App terms are not permanent. Developers update them regularly to account for new features, changing regulations, or shifting business models. The method of notification matters more than most users realize.

Better-behaved apps push a notification through email or an in-app pop-up that requires you to acknowledge the updated terms before continuing. This approach mirrors clickwrap logic and gives courts confidence that you actually knew about the changes. Other apps rely on a “continued use” clause: the terms state that if you keep using the app after a certain date, you’ve accepted whatever is new. Combined with a buried update announcement, this approach is legally shakier. Courts in some jurisdictions have found that change-of-terms provisions allowing unilateral modification without meaningful notice can undermine the enforceability of the entire agreement, including arbitration clauses that were previously accepted under the original terms.
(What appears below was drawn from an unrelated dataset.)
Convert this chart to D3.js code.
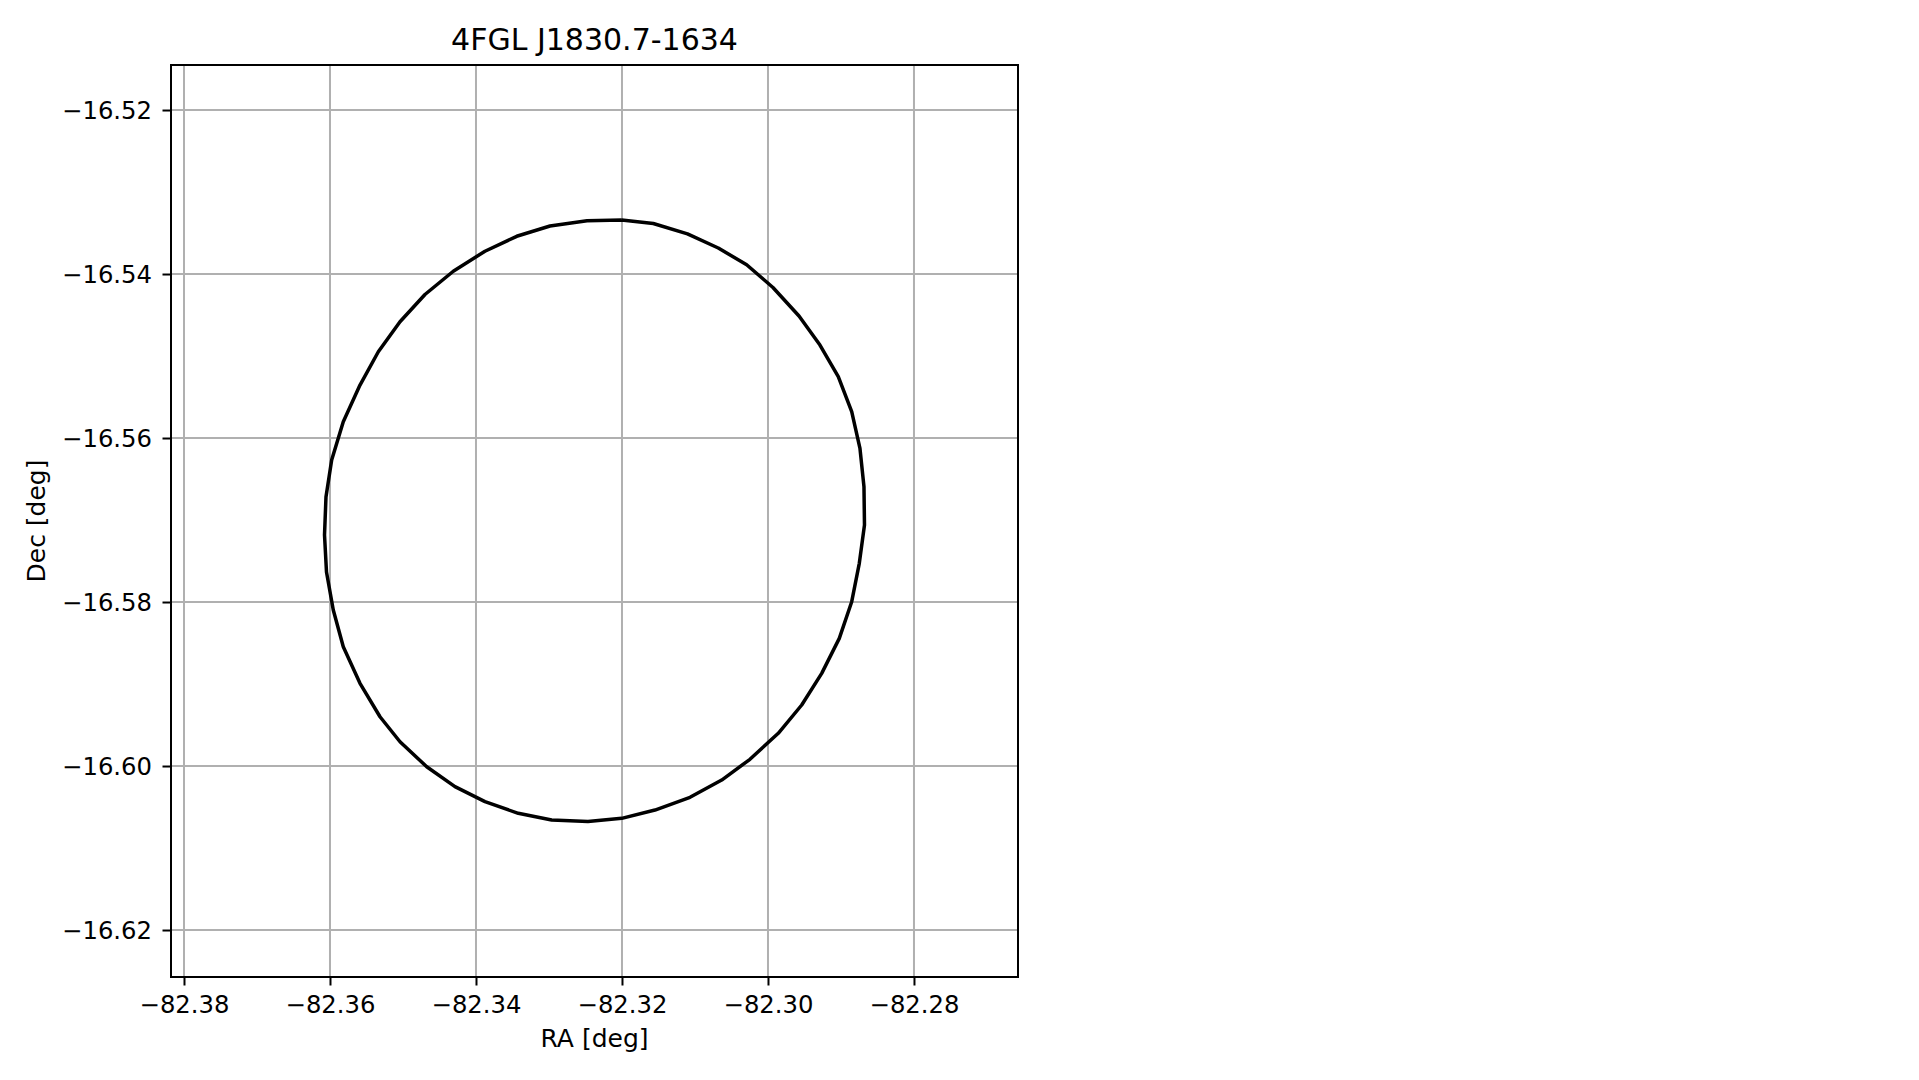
<!DOCTYPE html>
<html>
<head>
<meta charset="utf-8">
<script src="https://cdn.jsdelivr.net/npm/d3@7"></script>
<style>
  html, body { margin: 0; padding: 0; background: #fff; }
  svg { display: block; }
  text { font-family: "DejaVu Sans", sans-serif; fill: #000; }
</style>
</head>
<body>
<script>
// ---- Data ----
const title = "4FGL J1830.7-1634";
const xLabel = "RA [deg]";
const yLabel = "Dec [deg]";
const xTicks = [-82.38, -82.36, -82.34, -82.32, -82.30, -82.28];
const yTicks = [-16.52, -16.54, -16.56, -16.58, -16.60, -16.62];
const xDomain = [-82.38178, -82.26575];
const yDomain = [-16.62573, -16.51451];
// ellipse contour (RA, Dec)
const ellipseRA = [
  -82.32004, -82.31571, -82.31103, -82.30681, -82.30292, -82.29932, -82.29575, -82.29288,
  -82.29037, -82.28853, -82.28740, -82.28685, -82.28678, -82.28749, -82.28853, -82.29023,
  -82.29264, -82.29538, -82.29859, -82.30247, -82.30634, -82.31068, -82.31548, -82.32004,
  -82.32466, -82.32963, -82.33421, -82.33877, -82.34288, -82.34675, -82.35041, -82.35315,
  -82.35589, -82.35818, -82.35955, -82.36048, -82.36075, -82.36055, -82.35977, -82.35818,
  -82.35589, -82.35338, -82.35041, -82.34699, -82.34311, -82.33877, -82.33442, -82.32986,
  -82.32479, -82.32004
];
const ellipseDec = [
  -16.53341, -16.53384, -16.53510, -16.53683, -16.53887, -16.54165, -16.54512, -16.54866,
  -16.55252, -16.55679, -16.56126, -16.56594, -16.57061, -16.57528, -16.57996, -16.58443,
  -16.58870, -16.59256, -16.59601, -16.59918, -16.60171, -16.60382, -16.60537, -16.60638,
  -16.60677, -16.60659, -16.60577, -16.60435, -16.60252, -16.60009, -16.59704, -16.59399,
  -16.58991, -16.58545, -16.58098, -16.57634, -16.57183, -16.56720, -16.56268, -16.55801,
  -16.55354, -16.54948, -16.54582, -16.54250, -16.53966, -16.53722, -16.53540, -16.53415,
  -16.53350, -16.53341
];

// ---- Layout ----
const W = 1919, H = 1080;
const plot = { left: 171, top: 65, width: 847, height: 912 };
const tickFont = 24.3, titleFont = 30, labelFont = 25;
const gridColor = "#b0b0b0";

const fmt = v => d3.format(".2f")(v).replace("-", "\u2212");

const svg = d3.select("body").append("svg").attr("width", W).attr("height", H);

const x = d3.scaleLinear().domain(xDomain).range([0, plot.width]);
const y = d3.scaleLinear().domain(yDomain).range([plot.height, 0]);

const g = svg.append("g").attr("transform", `translate(${plot.left},${plot.top})`);

// grid
g.append("g").selectAll("line").data(xTicks).join("line")
  .attr("x1", d => x(d)).attr("x2", d => x(d))
  .attr("y1", 0).attr("y2", plot.height)
  .attr("stroke", gridColor).attr("stroke-width", 2);
g.append("g").selectAll("line").data(yTicks).join("line")
  .attr("y1", d => y(d)).attr("y2", d => y(d))
  .attr("x1", 0).attr("x2", plot.width)
  .attr("stroke", gridColor).attr("stroke-width", 2);

// ellipse
const pts = ellipseRA.map((r, i) => [r, ellipseDec[i]]);
g.append("path")
  .attr("d", d3.line().x(d => x(d[0])).y(d => y(d[1]))(pts))
  .attr("fill", "none").attr("stroke", "#000").attr("stroke-width", 3.5)
  .attr("stroke-linejoin", "round");

// axes
const xAxis = g.append("g").attr("transform", `translate(0,${plot.height})`)
  .call(d3.axisBottom(x).tickValues(xTicks).tickFormat(fmt).tickSize(8.5).tickSizeOuter(0));
const yAxis = g.append("g")
  .call(d3.axisLeft(y).tickValues(yTicks).tickFormat(fmt).tickSize(8.5).tickSizeOuter(0));

[xAxis, yAxis].forEach(a => {
  a.select(".domain").remove();
  a.selectAll(".tick line").attr("stroke", "#000").attr("stroke-width", 2);
  a.selectAll(".tick text").attr("font-size", tickFont)
    .attr("font-family", "DejaVu Sans, sans-serif").attr("fill", "#000");
});
xAxis.selectAll(".tick text").attr("y", 36).attr("dy", null);
yAxis.selectAll(".tick text").attr("x", -19).attr("dy", "0.36em");

// frame
g.append("rect").attr("x", 0).attr("y", 0)
  .attr("width", plot.width).attr("height", plot.height)
  .attr("fill", "none").attr("stroke", "#000").attr("stroke-width", 2);

// title & labels
svg.append("text").attr("x", plot.left + plot.width / 2).attr("y", 50)
  .attr("text-anchor", "middle").attr("font-size", titleFont).text(title);
svg.append("text").attr("x", plot.left + plot.width / 2).attr("y", 1047)
  .attr("text-anchor", "middle").attr("font-size", labelFont).text(xLabel);
svg.append("text")
  .attr("transform", `translate(45,${plot.top + plot.height / 2}) rotate(-90)`)
  .attr("text-anchor", "middle").attr("font-size", labelFont).text(yLabel);
</script>
</body>
</html>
If you disagree with updated terms, your only practical option is usually to stop using the app and request deletion of your account and data. What you cannot do is keep using the app while claiming the old terms still apply to you.
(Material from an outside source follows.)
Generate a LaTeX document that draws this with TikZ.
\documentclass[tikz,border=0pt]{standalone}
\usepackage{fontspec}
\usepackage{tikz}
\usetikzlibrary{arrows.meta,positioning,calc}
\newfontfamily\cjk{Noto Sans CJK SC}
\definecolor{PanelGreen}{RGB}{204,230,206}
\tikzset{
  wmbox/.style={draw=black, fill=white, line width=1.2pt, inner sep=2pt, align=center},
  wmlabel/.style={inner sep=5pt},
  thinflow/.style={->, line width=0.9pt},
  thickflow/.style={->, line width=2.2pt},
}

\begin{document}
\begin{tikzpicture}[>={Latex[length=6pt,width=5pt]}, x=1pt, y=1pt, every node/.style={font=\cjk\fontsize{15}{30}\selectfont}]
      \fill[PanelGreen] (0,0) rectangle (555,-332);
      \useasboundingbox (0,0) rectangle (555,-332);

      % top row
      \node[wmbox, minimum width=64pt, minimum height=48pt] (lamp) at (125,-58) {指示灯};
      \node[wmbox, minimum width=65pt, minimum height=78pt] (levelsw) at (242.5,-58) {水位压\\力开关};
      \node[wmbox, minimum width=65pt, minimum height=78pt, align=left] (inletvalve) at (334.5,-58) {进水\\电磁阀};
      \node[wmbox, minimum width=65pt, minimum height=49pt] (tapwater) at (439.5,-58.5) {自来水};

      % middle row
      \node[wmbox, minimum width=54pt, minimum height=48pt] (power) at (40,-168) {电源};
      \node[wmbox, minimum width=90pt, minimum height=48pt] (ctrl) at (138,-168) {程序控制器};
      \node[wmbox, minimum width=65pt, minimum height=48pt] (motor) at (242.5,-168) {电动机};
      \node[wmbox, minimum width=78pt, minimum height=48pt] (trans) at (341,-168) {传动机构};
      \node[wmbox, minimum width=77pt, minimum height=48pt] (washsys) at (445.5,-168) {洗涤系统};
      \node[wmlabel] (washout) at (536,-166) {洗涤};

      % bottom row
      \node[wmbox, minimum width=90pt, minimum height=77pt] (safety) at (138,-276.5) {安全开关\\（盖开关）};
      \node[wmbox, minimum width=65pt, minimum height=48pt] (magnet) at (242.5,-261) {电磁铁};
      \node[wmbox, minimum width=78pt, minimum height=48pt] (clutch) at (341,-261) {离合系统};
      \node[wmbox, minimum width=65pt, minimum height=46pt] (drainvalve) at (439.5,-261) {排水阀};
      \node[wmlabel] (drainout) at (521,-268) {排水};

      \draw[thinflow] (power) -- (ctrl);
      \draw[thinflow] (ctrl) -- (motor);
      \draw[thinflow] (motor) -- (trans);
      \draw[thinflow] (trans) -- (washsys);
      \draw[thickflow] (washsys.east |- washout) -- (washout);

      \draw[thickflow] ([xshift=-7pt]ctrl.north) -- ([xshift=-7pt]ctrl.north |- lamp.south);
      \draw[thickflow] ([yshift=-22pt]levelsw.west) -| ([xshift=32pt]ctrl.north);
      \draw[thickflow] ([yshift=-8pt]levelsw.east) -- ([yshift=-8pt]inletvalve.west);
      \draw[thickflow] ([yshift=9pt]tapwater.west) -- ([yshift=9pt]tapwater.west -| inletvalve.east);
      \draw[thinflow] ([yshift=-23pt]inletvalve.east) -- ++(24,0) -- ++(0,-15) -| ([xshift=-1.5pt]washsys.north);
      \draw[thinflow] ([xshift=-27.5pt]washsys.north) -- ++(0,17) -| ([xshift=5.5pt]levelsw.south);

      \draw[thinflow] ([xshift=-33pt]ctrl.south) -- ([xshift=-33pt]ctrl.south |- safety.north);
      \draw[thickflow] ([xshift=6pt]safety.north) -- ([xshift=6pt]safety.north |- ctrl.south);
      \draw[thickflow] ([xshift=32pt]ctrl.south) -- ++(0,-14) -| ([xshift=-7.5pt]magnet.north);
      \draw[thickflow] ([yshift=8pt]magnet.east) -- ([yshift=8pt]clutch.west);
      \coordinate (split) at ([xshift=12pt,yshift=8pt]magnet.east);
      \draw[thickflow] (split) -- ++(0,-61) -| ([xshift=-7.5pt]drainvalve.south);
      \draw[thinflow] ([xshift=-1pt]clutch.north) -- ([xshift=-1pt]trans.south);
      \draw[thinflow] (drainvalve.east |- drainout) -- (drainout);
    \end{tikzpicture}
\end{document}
When Courts Refuse to Enforce App Terms

Courts don’t treat app terms as sacred text. Certain clauses get struck down regularly, and understanding these limits tells you where your rights survive regardless of what you tapped “I Agree” to.

Unconscionability

Courts evaluate challenged terms through two lenses. Procedural unconscionability asks whether the process of forming the agreement was deficient. Relevant factors include whether the terms were buried in fine print, whether the user had any meaningful choice, and whether high-pressure tactics or deception were involved. Substantive unconscionability asks whether the terms themselves are unreasonably one-sided. A clause requiring you to travel across the country for a $20 dispute, or one that strips away every possible legal remedy while preserving all of the developer’s rights, could fail this test. Courts generally require both types of unconscionability to be present, though a strong showing of one can compensate for a weaker showing of the other.

Illusory Promises and Bad Faith Termination

A termination clause that lets the developer shut down your account for any reason, at any time, with no notice and no refund, can render the entire contract illusory. If only one side is truly bound, there’s no real agreement. Courts have also found that using a termination-for-convenience clause in bad faith, such as cutting off a user to avoid honoring a commitment, constitutes a breach of contract. The developer’s right to manage its platform isn’t unlimited, and exercising that right purely to escape its own obligations crosses a line.

Terms That Conflict With Law

No app agreement can override statutory rights. A clause purporting to waive your right to data breach notification, eliminate COPPA protections for your child, or disclaim liability for fraud is unenforceable because the underlying rights come from legislation, not from the contract. Privacy laws, consumer protection statutes, and product safety regulations all set floors that app terms cannot dig beneath. The terms might say otherwise, but the statute wins.